### BRIEF
Leave out the images; return the rest of the data exactly.

### SOURCE DATA
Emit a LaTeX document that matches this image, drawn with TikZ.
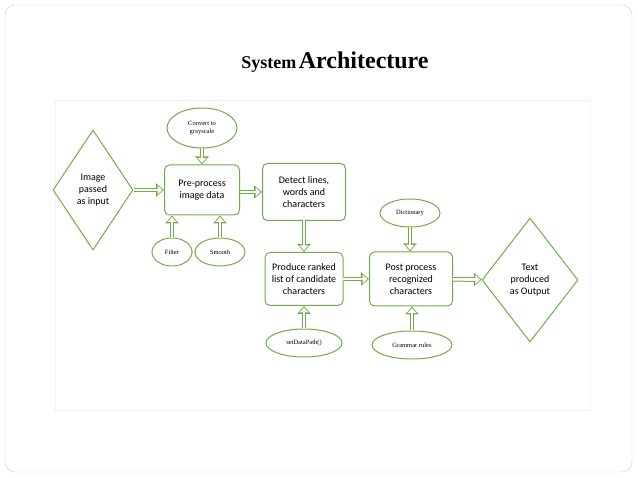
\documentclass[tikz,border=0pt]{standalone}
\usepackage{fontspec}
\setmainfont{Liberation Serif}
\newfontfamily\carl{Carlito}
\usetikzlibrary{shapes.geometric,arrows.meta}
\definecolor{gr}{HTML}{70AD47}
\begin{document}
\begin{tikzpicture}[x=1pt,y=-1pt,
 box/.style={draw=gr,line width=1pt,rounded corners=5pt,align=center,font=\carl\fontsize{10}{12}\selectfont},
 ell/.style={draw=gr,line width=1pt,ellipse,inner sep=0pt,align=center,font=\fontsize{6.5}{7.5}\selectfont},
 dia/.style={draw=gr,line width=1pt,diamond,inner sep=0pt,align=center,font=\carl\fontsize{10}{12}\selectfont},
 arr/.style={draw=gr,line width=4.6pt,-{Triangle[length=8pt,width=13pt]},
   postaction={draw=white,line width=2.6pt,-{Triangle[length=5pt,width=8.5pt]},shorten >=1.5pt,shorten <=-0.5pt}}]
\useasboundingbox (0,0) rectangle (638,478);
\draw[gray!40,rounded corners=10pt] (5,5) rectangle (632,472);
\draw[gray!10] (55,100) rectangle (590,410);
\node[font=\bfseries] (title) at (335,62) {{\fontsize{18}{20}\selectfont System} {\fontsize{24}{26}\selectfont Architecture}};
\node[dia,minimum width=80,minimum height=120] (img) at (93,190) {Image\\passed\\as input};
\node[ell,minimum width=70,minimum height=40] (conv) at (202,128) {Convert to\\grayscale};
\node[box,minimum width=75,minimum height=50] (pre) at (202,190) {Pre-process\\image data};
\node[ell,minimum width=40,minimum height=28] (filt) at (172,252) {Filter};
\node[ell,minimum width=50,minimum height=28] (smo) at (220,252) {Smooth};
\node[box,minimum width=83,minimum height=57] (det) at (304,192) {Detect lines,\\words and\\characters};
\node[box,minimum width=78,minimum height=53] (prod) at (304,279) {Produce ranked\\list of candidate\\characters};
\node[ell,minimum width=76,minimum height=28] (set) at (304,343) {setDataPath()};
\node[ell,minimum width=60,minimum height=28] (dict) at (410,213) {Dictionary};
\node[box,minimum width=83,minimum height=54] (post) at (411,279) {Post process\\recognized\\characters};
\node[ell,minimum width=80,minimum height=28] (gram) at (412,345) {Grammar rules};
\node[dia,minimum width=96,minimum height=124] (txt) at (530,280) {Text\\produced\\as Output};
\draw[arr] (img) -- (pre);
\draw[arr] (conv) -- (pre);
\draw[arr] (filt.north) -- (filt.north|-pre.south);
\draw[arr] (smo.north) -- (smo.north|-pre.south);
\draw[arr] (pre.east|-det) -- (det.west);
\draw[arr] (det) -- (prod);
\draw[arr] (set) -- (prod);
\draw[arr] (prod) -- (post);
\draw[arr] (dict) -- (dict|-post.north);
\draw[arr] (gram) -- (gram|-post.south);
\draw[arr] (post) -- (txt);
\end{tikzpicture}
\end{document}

### TASK OUTPUT
Emit a LaTeX document that matches this image, drawn with TikZ.
\documentclass[tikz,border=0pt]{standalone}
\usepackage{fontspec}
\setmainfont{Liberation Serif}
\newfontfamily\carl{Carlito}
\usetikzlibrary{shapes.geometric,arrows.meta}
\definecolor{gr}{HTML}{70AD47}
\begin{document}
\begin{tikzpicture}[x=1pt,y=-1pt,
 box/.style={draw=gr,line width=1pt,rounded corners=5pt,align=center,font=\carl\fontsize{10}{12}\selectfont},
 ell/.style={draw=gr,line width=1pt,ellipse,inner sep=0pt,align=center,font=\fontsize{6.5}{7.5}\selectfont},
 dia/.style={draw=gr,line width=1pt,diamond,inner sep=0pt,align=center,font=\carl\fontsize{10}{12}\selectfont},
 arr/.style={draw=gr,line width=4.6pt,-{Triangle[length=8pt,width=13pt]},
   postaction={draw=white,line width=2.6pt,-{Triangle[length=5pt,width=8.5pt]},shorten >=1.5pt,shorten <=-0.5pt}}]
\useasboundingbox (0,0) rectangle (638,478);
\draw[gray!40,rounded corners=10pt] (5,5) rectangle (632,472);
\draw[gray!10] (55,100) rectangle (590,410);
\node[font=\bfseries] (title) at (335,62) {{\fontsize{18}{20}\selectfont System} {\fontsize{24}{26}\selectfont Architecture}};
\node[dia,minimum width=80,minimum height=120] (img) at (93,190) {Image\\passed\\as input};
\node[ell,minimum width=70,minimum height=40] (conv) at (202,128) {Convert to\\grayscale};
\node[box,minimum width=75,minimum height=50] (pre) at (202,190) {Pre-process\\image data};
\node[ell,minimum width=40,minimum height=28] (filt) at (172,252) {Filter};
\node[ell,minimum width=50,minimum height=28] (smo) at (220,252) {Smooth};
\node[box,minimum width=83,minimum height=57] (det) at (304,192) {Detect lines,\\words and\\characters};
\node[box,minimum width=78,minimum height=53] (prod) at (304,279) {Produce ranked\\list of candidate\\characters};
\node[ell,minimum width=76,minimum height=28] (set) at (304,343) {setDataPath()};
\node[ell,minimum width=60,minimum height=28] (dict) at (410,213) {Dictionary};
\node[box,minimum width=83,minimum height=54] (post) at (411,279) {Post process\\recognized\\characters};
\node[ell,minimum width=80,minimum height=28] (gram) at (412,345) {Grammar rules};
\node[dia,minimum width=96,minimum height=124] (txt) at (530,280) {Text\\produced\\as Output};
\draw[arr] (img) -- (pre);
\draw[arr] (conv) -- (pre);
\draw[arr] (filt.north) -- (filt.north|-pre.south);
\draw[arr] (smo.north) -- (smo.north|-pre.south);
\draw[arr] (pre.east|-det) -- (det.west);
\draw[arr] (det) -- (prod);
\draw[arr] (set) -- (prod);
\draw[arr] (prod) -- (post);
\draw[arr] (dict) -- (dict|-post.north);
\draw[arr] (gram) -- (gram|-post.south);
\draw[arr] (post) -- (txt);
\end{tikzpicture}
\end{document}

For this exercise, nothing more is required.